Magpie chose the U-shaped seat at the farthest point of the circle from his father. The jitar in his hands provided something for him to clutch. Soliandur paid him little attention.
He sat drumming his fingertips on the arms of his chair, staring at nothing.
“Now,” Olen said, sitting down and clapping his hands upon his knees. “Tell me all.”
Chapter Twenty
veryone spoke at once. Lakanta clapped her hand over her mouth and laughed.
“It’s Tildi’s story,” she said. “Let her tell it. We’ll all join in if she’s missed something.”
Serafina inclined her head. “Agreed.”
Tildi blushed. The book in her arms almost seemed to nudge her. Her shoulders relaxed. “So much has happened. I’ll try, but I am sure I have forgotten so much.”
“I am sure it will all come along as soon as you try,” Olen said. “Tell me the thing that comes first to your mind.”
He always did have the means of bringing out her best. Tildi took a deep breath, and began to speak.

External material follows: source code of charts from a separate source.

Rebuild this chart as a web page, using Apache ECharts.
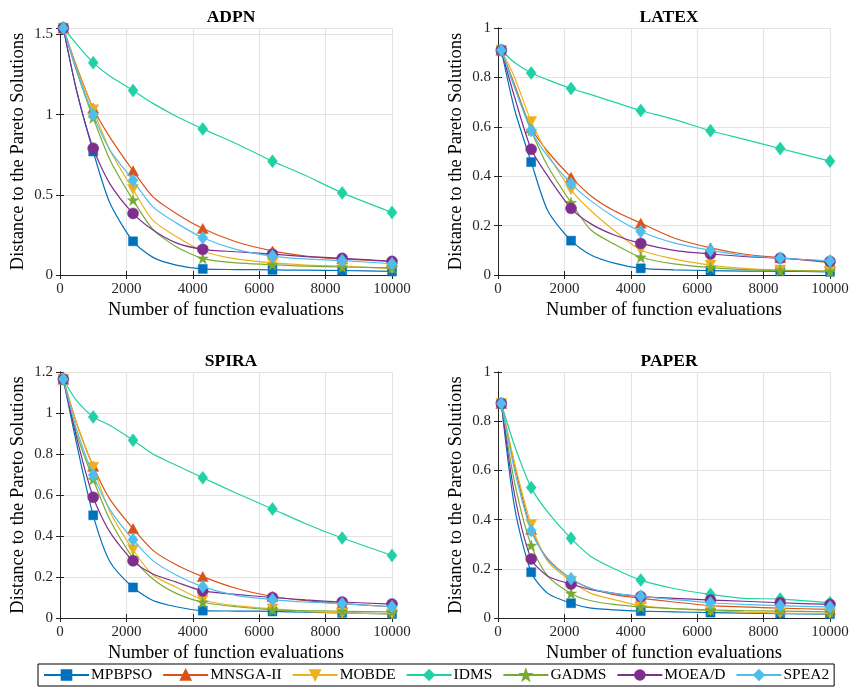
<!DOCTYPE html>
<html>
<head>
<meta charset="utf-8">
<script src="https://cdn.jsdelivr.net/npm/echarts@6/dist/echarts.min.js"></script>
<style>
  html, body { margin: 0; padding: 0; background: #fff; }
  #chart { width: 853px; height: 691px; }
</style>
</head>
<body>
<div id="chart"></div>
<script>
// Function evaluations at which the convergence metric was sampled
const evals = [100, 500, 1000, 1500, 2200, 2800, 3500, 4300, 5300, 6400, 7400, 8500, 10000];
// Indices of samples that carry a marker
const markerIdx = [0, 2, 4, 7, 9, 11, 12];

const algorithms = ['MPBPSO', 'MNSGA-II', 'MOBDE', 'IDMS', 'GADMS', 'MOEA/D', 'SPEA2'];

// One row per algorithm (same order as `algorithms`)
const ADPN = [
  [1.54, 1.15, 0.77, 0.45, 0.21, 0.11, 0.062, 0.038, 0.034, 0.032, 0.03, 0.028, 0.022],
  [1.54, 1.30, 1.04, 0.86, 0.65, 0.487, 0.384, 0.29, 0.207, 0.15, 0.118, 0.10, 0.085],
  [1.54, 1.29, 1.03, 0.78, 0.533, 0.34, 0.24, 0.15, 0.10, 0.075, 0.062, 0.055, 0.04],
  [1.54, 1.44, 1.324, 1.24, 1.151, 1.07, 0.99, 0.911, 0.82, 0.709, 0.62, 0.512, 0.39],
  [1.54, 1.27, 0.98, 0.72, 0.467, 0.285, 0.176, 0.104, 0.075, 0.065, 0.055, 0.05, 0.045],
  [1.54, 1.15, 0.79, 0.57, 0.384, 0.28, 0.20, 0.16, 0.145, 0.13, 0.115, 0.104, 0.085],
  [1.54, 1.28, 1.00, 0.78, 0.59, 0.425, 0.325, 0.232, 0.16, 0.118, 0.10, 0.09, 0.07]
];
const LATEX = [
  [0.91, 0.67, 0.457, 0.26, 0.139, 0.081, 0.048, 0.027, 0.021, 0.018, 0.016, 0.015, 0.013],
  [0.91, 0.77, 0.595, 0.50, 0.396, 0.32, 0.26, 0.21, 0.15, 0.11, 0.085, 0.07, 0.05],
  [0.91, 0.80, 0.621, 0.49, 0.345, 0.26, 0.18, 0.101, 0.065, 0.04, 0.027, 0.02, 0.016],
  [0.91, 0.86, 0.818, 0.79, 0.755, 0.73, 0.70, 0.666, 0.63, 0.584, 0.55, 0.512, 0.461],
  [0.91, 0.76, 0.585, 0.44, 0.293, 0.182, 0.125, 0.072, 0.045, 0.03, 0.022, 0.018, 0.015],
  [0.91, 0.72, 0.509, 0.40, 0.27, 0.207, 0.162, 0.128, 0.10, 0.085, 0.075, 0.068, 0.055],
  [0.91, 0.76, 0.585, 0.48, 0.37, 0.30, 0.235, 0.176, 0.13, 0.10, 0.08, 0.068, 0.057]
];
const SPIRA = [
  [1.165, 0.85, 0.501, 0.276, 0.149, 0.085, 0.055, 0.036, 0.034, 0.032, 0.028, 0.025, 0.02],
  [1.165, 0.95, 0.74, 0.58, 0.436, 0.33, 0.26, 0.202, 0.145, 0.105, 0.085, 0.07, 0.055],
  [1.165, 0.95, 0.735, 0.52, 0.333, 0.21, 0.15, 0.088, 0.06, 0.045, 0.032, 0.025, 0.02],
  [1.165, 1.06, 0.981, 0.94, 0.867, 0.80, 0.745, 0.684, 0.61, 0.532, 0.46, 0.39, 0.305],
  [1.165, 0.90, 0.676, 0.48, 0.293, 0.19, 0.12, 0.077, 0.055, 0.04, 0.036, 0.033, 0.03],
  [1.165, 0.88, 0.589, 0.42, 0.279, 0.215, 0.175, 0.132, 0.115, 0.10, 0.088, 0.078, 0.068],
  [1.165, 0.92, 0.697, 0.53, 0.382, 0.28, 0.21, 0.153, 0.11, 0.09, 0.078, 0.07, 0.055]
];
const PAPER = [
  [0.872, 0.45, 0.186, 0.10, 0.06, 0.04, 0.033, 0.028, 0.025, 0.022, 0.02, 0.018, 0.016],
  [0.872, 0.62, 0.36, 0.24, 0.16, 0.12, 0.095, 0.08, 0.065, 0.05, 0.045, 0.04, 0.035],
  [0.872, 0.63, 0.38, 0.23, 0.15, 0.10, 0.075, 0.05, 0.038, 0.03, 0.024, 0.02, 0.018],
  [0.872, 0.70, 0.53, 0.43, 0.324, 0.25, 0.20, 0.154, 0.12, 0.096, 0.08, 0.077, 0.062],
  [0.872, 0.55, 0.295, 0.17, 0.10, 0.07, 0.055, 0.045, 0.038, 0.033, 0.03, 0.028, 0.025],
  [0.872, 0.50, 0.24, 0.17, 0.138, 0.115, 0.10, 0.087, 0.08, 0.073, 0.068, 0.062, 0.055],
  [0.872, 0.60, 0.355, 0.235, 0.16, 0.12, 0.10, 0.088, 0.075, 0.062, 0.055, 0.05, 0.045]
];

const panelNames = ['ADPN', 'LATEX', 'SPIRA', 'PAPER'];
const panelData = [ADPN, LATEX, SPIRA, PAPER];
const yMax = [1.54, 1, 1.2, 1];
const yInterval = [0.5, 0.2, 0.2, 0.2];
const xTickStep = 2000;

// Plot boxes (pixels)
const boxes = [
  { left: 60,  top: 28,  width: 332, height: 247 },
  { left: 498, top: 28,  width: 332, height: 247 },
  { left: 60,  top: 372, width: 332, height: 246 },
  { left: 498, top: 372, width: 332, height: 246 }
];

const colors = ['#0072BD', '#D95319', '#EDB120', '#1FD1A5', '#77AC30', '#7E2F8E', '#4DBEEE'];
const STAR = 'path://M0,-10L2.35,-3.24L9.51,-3.09L3.8,1.24L5.88,8.09L0,4L-5.88,8.09L-3.8,1.24L-9.51,-3.09L-2.35,-3.24Z';
const symbols = ['rect', 'triangle', 'triangle', 'diamond', STAR, 'circle', 'diamond'];
const symbolRot = [0, 0, 180, 0, 0, 0, 0];
const symbolSz = [[9, 9], [11, 10], [11, 10], [10, 13], [11, 11], [11, 11], [10, 13]];

const FONT = 'Liberation Serif';
const AX = '#262626';

const grid = [], xAxis = [], yAxis = [], series = [], title = [];

boxes.forEach((b, p) => {
  grid.push({ left: b.left, top: b.top, width: b.width, height: b.height, containLabel: false });
  title.push({
    text: panelNames[p],
    left: b.left + b.width / 2, top: b.top - 25, textAlign: 'center',
    textStyle: { fontFamily: FONT, fontSize: 17.5, fontWeight: 'bold', color: '#000' }
  });
  const xi = xAxis.length, yi = yAxis.length;
  // bottom axis with labels
  xAxis.push({
    gridIndex: p, type: 'value', min: 0, max: 10000, interval: xTickStep,
    name: 'Number of function evaluations', nameLocation: 'middle', nameGap: 26,
    nameTextStyle: { fontFamily: FONT, fontSize: 18.5, color: '#000' },
    axisLine: { lineStyle: { color: AX, width: 1 } },
    axisTick: { inside: true, length: 4, lineStyle: { color: AX } },
    axisLabel: { fontFamily: FONT, fontSize: 15, color: '#262626', margin: 7, formatter: v => String(v) },
    splitLine: { show: true, lineStyle: { color: '#e3e3e3', width: 1 } }
  });
  // top mirror axis
  xAxis.push({
    gridIndex: p, type: 'value', position: 'top', min: 0, max: 10000, interval: xTickStep,
    axisLine: { lineStyle: { color: AX, width: 1 } },
    axisTick: { inside: true, length: 4, lineStyle: { color: AX } },
    axisLabel: { show: false }, splitLine: { show: false }
  });
  yAxis.push({
    gridIndex: p, type: 'value', min: 0, max: yMax[p], interval: yInterval[p],
    name: 'Distance to the Pareto Solutions', nameLocation: 'middle', nameGap: 32,
    nameTextStyle: { fontFamily: FONT, fontSize: 18.5, color: '#000' },
    axisLine: { show: true, lineStyle: { color: AX, width: 1 } },
    axisTick: { show: true, inside: true, length: 4, lineStyle: { color: AX } },
    axisLabel: {
      fontFamily: FONT, fontSize: 15, color: '#262626', margin: 7,
      formatter: v => (Math.abs(v / yInterval[p] - Math.round(v / yInterval[p])) < 1e-6 ? String(+v.toFixed(2)) : '')
    },
    splitLine: { show: true, lineStyle: { color: '#e3e3e3', width: 1 } }
  });
  yAxis.push({
    gridIndex: p, type: 'value', position: 'right', min: 0, max: yMax[p], interval: yInterval[p],
    axisLine: { show: true, lineStyle: { color: AX, width: 1 } },
    axisTick: { show: true, inside: true, length: 4, lineStyle: { color: AX } },
    axisLabel: { show: false }, splitLine: { show: false }
  });

  panelData[p].forEach((row, s) => {
    series.push({
      name: algorithms[s], type: 'line', xAxisIndex: xi, yAxisIndex: yi,
      data: evals.map((x, i) => [x, row[i]]),
      smooth: 0.25,
      symbol: symbols[s], symbolRotate: symbolRot[s],
      symbolSize: (v, prm) => (prm && markerIdx.includes(prm.dataIndex) ? symbolSz[s] : (prm ? 0 : symbolSz[s])),
      showSymbol: true, showAllSymbol: true,
      lineStyle: { color: colors[s], width: 1.2 },
      itemStyle: { color: colors[s], borderColor: colors[s], borderWidth: 0.5 },
      emphasis: { disabled: true },
      animation: false, z: 2 + s
    });
  });
});

const chart = echarts.init(document.getElementById('chart'), null, { renderer: 'canvas' });
chart.setOption({
  backgroundColor: '#ffffff',
  animation: false,
  title: title,
  grid: grid, xAxis: xAxis, yAxis: yAxis, series: series,
  legend: {
    data: algorithms,
    left: 38, top: 664, width: 812, orient: 'horizontal',
    itemWidth: 45, itemHeight: 12, itemGap: 10,
    padding: [3, 5, 3, 5],
    borderColor: '#000', borderWidth: 1,
    textStyle: { fontFamily: FONT, fontSize: 15.5, color: '#000', padding: [0, 0, 0, -3] }
  }
});
</script>
</body>
</html>
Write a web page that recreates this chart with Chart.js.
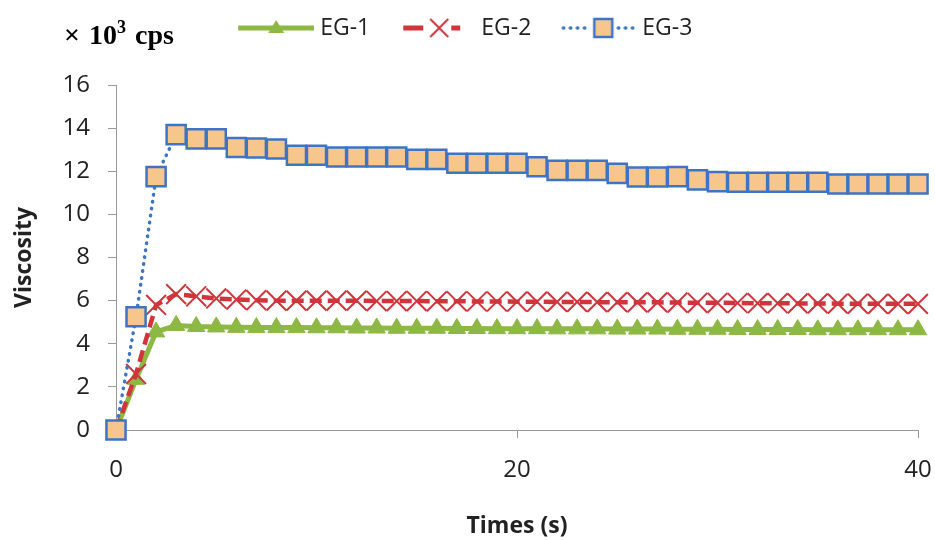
<!DOCTYPE html>
<html>
<head>
    <meta charset="utf-8">
    <title>Viscosity vs time</title>
    <script src="https://cdn.jsdelivr.net/npm/chart.js"></script>
    <style>
        html, body {
            margin: 0;
            padding: 0;
            background: #fff;
        }
        #wrap {
            position: relative;
            width: 935px;
            height: 540px;
        }
        #unit {
            position: absolute;
            left: 64px;
            top: 21px;
            font-family: "Liberation Serif", "DejaVu Serif", serif;
            font-weight: bold;
            font-size: 28px;
            line-height: 28px;
            color: #000;
            white-space: nowrap;
            word-spacing: 2px;
        }
        #unit sup {
            font-size: 18px;
            position: relative;
            top: -11px;
            vertical-align: baseline;
            line-height: 0;
        }
    </style>
</head>
<body>
    <div id="wrap">
        <canvas id="viscChart" width="935" height="540"></canvas>
        <div id="unit">&times; 10<sup>3</sup> cps</div>
    </div>

    <script>
      // one reading per second
      const times = [0, 1, 2, 3, 4, 5, 6, 7, 8, 9, 10, 11, 12, 13, 14, 15, 16, 17, 18, 19, 20,
                     21, 22, 23, 24, 25, 26, 27, 28, 29, 30, 31, 32, 33, 34, 35, 36, 37, 38, 39, 40];

      const eg1 = [0, 2.35, 4.55, 4.85, 4.8, 4.78, 4.76, 4.75, 4.75, 4.75, 4.74, 4.74, 4.73, 4.73, 4.72, 4.72,
                   4.72, 4.71, 4.71, 4.7, 4.7, 4.7, 4.69, 4.69, 4.69, 4.68, 4.68, 4.68, 4.67, 4.67, 4.67,
                   4.66, 4.66, 4.66, 4.66, 4.65, 4.65, 4.65, 4.65, 4.65, 4.65];

      const eg2 = [0, 2.6, 5.8, 6.3, 6.2, 6.1, 6.05, 6.02, 6.0, 6.0, 6.0, 6.0, 6.0, 5.98, 5.98, 5.98,
                   5.97, 5.97, 5.96, 5.96, 5.95, 5.95, 5.94, 5.94, 5.93, 5.93, 5.92, 5.92, 5.91, 5.9, 5.9,
                   5.89, 5.88, 5.88, 5.87, 5.87, 5.86, 5.86, 5.85, 5.85, 5.85];

      const eg3 = [0, 5.25, 11.75, 13.7, 13.5, 13.5, 13.1, 13.08, 13.03, 12.74, 12.74, 12.66, 12.66, 12.66, 12.66, 12.55,
                   12.55, 12.37, 12.37, 12.37, 12.37, 12.21, 12.04, 12.04, 12.04, 11.9, 11.73, 11.73, 11.75, 11.6, 11.52,
                   11.49, 11.49, 11.49, 11.49, 11.49, 11.41, 11.41, 11.41, 11.41, 11.41];

      const yTicks = [0, 2, 4, 6, 8, 10, 12, 14, 16];
      const xTicks = [0, 20, 40];

      const green = '#8cb843';
      const red = '#d2343c';
      const blue = '#3d74c6';
      const sand = '#f6c68c';

      const sans = "'Open Sans', 'Noto Sans', sans-serif";
      const titleFont = { family: sans, size: 23, weight: 'bold' };

      // legend symbol = short line + marker, drawn in the right 76px of the image
      function legendIcon(kind) {
        const c = document.createElement('canvas');
        c.width = 94;
        c.height = 26;
        const g = c.getContext('2d');
        const s = 18, y = 13;
        if (kind === 'tri') {
          g.strokeStyle = green;
          g.lineWidth = 5;
          g.beginPath(); g.moveTo(s, y); g.lineTo(s + 76, y); g.stroke();
          g.fillStyle = green;
          g.beginPath(); g.moveTo(s + 38, y - 8); g.lineTo(s + 46, y + 5); g.lineTo(s + 30, y + 5); g.closePath(); g.fill();
        } else if (kind === 'cross') {
          g.strokeStyle = red;
          g.lineWidth = 5;
          g.beginPath();
          g.moveTo(s + 4, y); g.lineTo(s + 24, y);
          g.moveTo(s + 52, y); g.lineTo(s + 61, y);
          g.stroke();
          g.lineWidth = 2;
          g.beginPath();
          g.moveTo(s + 31, y - 9); g.lineTo(s + 49, y + 9);
          g.moveTo(s + 49, y - 9); g.lineTo(s + 31, y + 9);
          g.stroke();
        } else {
          g.strokeStyle = blue;
          g.lineWidth = 3.5;
          g.lineCap = 'round';
          g.setLineDash([0.5, 6.5]);
          g.beginPath(); g.moveTo(s + 3, y); g.lineTo(s + 30, y); g.moveTo(s + 58, y); g.lineTo(s + 74, y); g.stroke();
          g.setLineDash([]);
          g.fillStyle = sand;
          g.fillRect(s + 34, y - 9, 18, 18);
          g.lineWidth = 2.5;
          g.strokeRect(s + 34, y - 9, 18, 18);
        }
        return c;
      }

      const icons = [legendIcon('tri'), legendIcon('cross'), legendIcon('rect')];

      // keep the legend box 85px tall so the plot starts where the reference one does
      const legendSpace = {
        id: 'legendSpace',
        afterInit(chart) {
          const legend = chart.legend;
          const fit = legend.fit;
          legend.fit = function() {
            fit.call(this);
            this.height = 85;
          };
        }
      };

      function pts(vals) {
        return times.map((t, i) => ({ x: t, y: vals[i] }));
      }

      const ctx = document.getElementById('viscChart').getContext('2d');
      new Chart(ctx, {
        type: 'line',
        data: {
          datasets: [{
            label: 'EG-1',
            data: pts(eg1),
            borderColor: green,
            backgroundColor: green,
            borderWidth: 5,
            pointStyle: 'triangle',
            pointRadius: 10,
            pointBorderWidth: 1,
            pointBackgroundColor: green,
            pointBorderColor: green,
            clip: false,
            order: 3
          }, {
            label: 'EG-2',
            data: pts(eg2),
            borderColor: red,
            backgroundColor: red,
            borderWidth: 4.5,
            borderDash: [12, 6],
            pointStyle: 'crossRot',
            pointRadius: 14,
            pointBorderWidth: 2,
            pointBorderColor: red,
            clip: false,
            order: 2
          }, {
            label: 'EG-3',
            data: pts(eg3),
            borderColor: blue,
            backgroundColor: sand,
            borderWidth: 3.5,
            borderDash: [0.5, 6.5],
            borderCapStyle: 'round',
            pointStyle: 'rect',
            pointRadius: 13.5,
            pointBorderWidth: 2.5,
            pointBackgroundColor: sand,
            pointBorderColor: blue,
            clip: false,
            order: 1
          }]
        },
        options: {
          responsive: false,
          animation: false,
          layout: { padding: { top: 0, right: 17, bottom: 0, left: 0 } },
          plugins: {
            tooltip: { enabled: false },
            legend: {
              position: 'top',
              labels: {
                usePointStyle: true,
                pointStyleWidth: 83,
                padding: 16.5,
                color: '#222',
                font: { family: sans, size: 23 },
                sort: (a, b) => a.datasetIndex - b.datasetIndex,
                generateLabels: function(chart) {
                  return chart.data.datasets.map((ds, i) => ({
                    text: ds.label,
                    pointStyle: icons[i],
                    fillStyle: 'transparent',
                    strokeStyle: 'transparent',
                    lineWidth: 0,
                    fontColor: '#222',
                    hidden: false,
                    datasetIndex: i
                  }));
                }
              }
            }
          },
          scales: {
            x: {
              type: 'linear',
              min: 0,
              max: 40,
              afterBuildTicks: s => { s.ticks = xTicks.map(v => ({ value: v })); },
              afterFit: s => { s.height = 110; s.paddingLeft = 0; s.paddingRight = 0; },
              grid: { drawOnChartArea: false, tickLength: 8, color: '#999' },
              border: { color: '#999' },
              ticks: { color: '#222', font: { family: sans, size: 24 }, padding: 18, maxRotation: 0 },
              title: { display: true, text: 'Times (s)', color: '#222', font: titleFont, padding: { top: 0, bottom: 0 } }
            },
            y: {
              min: 0,
              max: 16,
              afterBuildTicks: s => { s.ticks = yTicks.map(v => ({ value: v })); },
              afterFit: s => { s.width = 116; },
              grid: { drawOnChartArea: false, tickLength: 8, color: '#999' },
              border: { color: '#999' },
              ticks: { color: '#222', font: { family: sans, size: 24 }, padding: 18 },
              title: { display: true, text: 'Viscosity', color: '#222', font: titleFont, padding: { top: 11, bottom: 0 } }
            }
          }
        },
        plugins: [legendSpace]
      });
    </script>
</body>
</html>
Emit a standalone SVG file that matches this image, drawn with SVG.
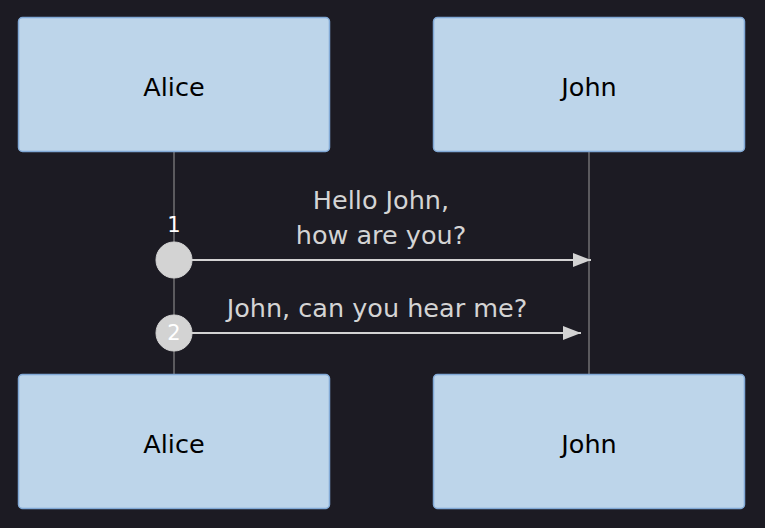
<svg xmlns="http://www.w3.org/2000/svg" width="765" height="528" viewBox="0 0 765 528">
<style>
.actor{fill:#bdd5ea;stroke:#81a9d6;stroke-width:1.5}
.atext{font-family:"DejaVu Sans",sans-serif;font-size:25.5px;fill:#000000;text-anchor:middle}
.life{stroke:#9a9a9a;stroke-width:1;fill:none}
.msg{stroke:#d3d3d3;stroke-width:2.2;fill:none}
.mtext{font-family:"DejaVu Sans",sans-serif;font-size:25.5px;fill:#d4d4d4;text-anchor:middle}
.seq{fill:#d3d3d3;stroke:#d3d3d3}
.seqtext{font-family:"DejaVu Sans",sans-serif;font-size:21px;fill:#ffffff;text-anchor:middle}
</style>
<defs>
<marker id="arrow" markerUnits="userSpaceOnUse" markerWidth="18" markerHeight="14" refX="18" refY="7" orient="auto">
<path d="M0,0 L18,7 L0,14 z" fill="#d3d3d3"/>
</marker>
</defs>
<rect width="765" height="528" fill="#1c1b23"/>
<g id="lifelines">
<line class="life" x1="174" y1="152" x2="174" y2="374"/>
<line class="life" x1="589" y1="152" x2="589" y2="374"/>
</g>
<g id="alice-top"><rect class="actor" x="18.5" y="17.5" width="311" height="134" rx="4"/><text class="atext" x="174" y="96">Alice</text></g>
<g id="john-top"><rect class="actor" x="433.5" y="17.5" width="311" height="134" rx="4"/><text class="atext" x="589" y="96">John</text></g>
<g id="alice-bottom"><rect class="actor" x="18.5" y="374.5" width="311" height="134" rx="4"/><text class="atext" x="174" y="453">Alice</text></g>
<g id="john-bottom"><rect class="actor" x="433.5" y="374.5" width="311" height="134" rx="4"/><text class="atext" x="589" y="453">John</text></g>
<g id="connectors">
<line class="msg" x1="174" y1="260" x2="591" y2="260" marker-end="url(#arrow)"/>
<line class="msg" x1="174" y1="333" x2="581" y2="333" marker-end="url(#arrow)"/>
</g>
<g id="labels">
<text class="mtext" x="381" y="209">Hello John,</text>
<text class="mtext" x="381" y="244">how are you?</text>
<text class="mtext" x="377" y="317">John, can you hear me?</text>
</g>
<g id="seq1"><circle class="seq" cx="174" cy="260" r="18"/><text class="seqtext" x="174" y="232">1</text></g>
<g id="seq2"><circle class="seq" cx="174" cy="333" r="18"/><text class="seqtext" x="174" y="340">2</text></g>
</svg>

By the time she paused, her throat dry, her eyes sagging closed of their own accord, the sky visible through the square ports were dark except for the gleaming runes that named each and every thing on board the Corona, and a hint of pink lightening the inky blue in the eastern sky. Captain Teryn’s contingent of guards had been assigned in turn to serve the company. They set up a trestle table, laid it with a white cloth and priceless gold and porcelain dishes encrusted with gems. Tildi hardly knew what she ate, though she remembered savory tastes and a touch of honey afterward. Small dishes of hearty food brought on board from cookshops along the quay were offered to her during the course of the evening. Wine and water were always at hand, offered by silent-footed guards in red-and-white livery.
Crewmen had been passing the open door, leaning in as they scrubbed the floor for the ninth time, or gave a touch of strong, pine-scented varnish to the framework, or loitered with a lantern as they made the rounds on watch. Olen didn’t mind their listening in, so she didn’t either. When she swallowed, a big man with deep lines bracketing molded red lips bowed solemnly to her and offered her a chased golden wine cup that looked in his hands no larger than a songbird’s egg. She accepted with gratitude, and swallowed the sweet red nectar within. The wine spread its warmth through her body and stopped the shivering of her tired muscles that she had not even perceived until then.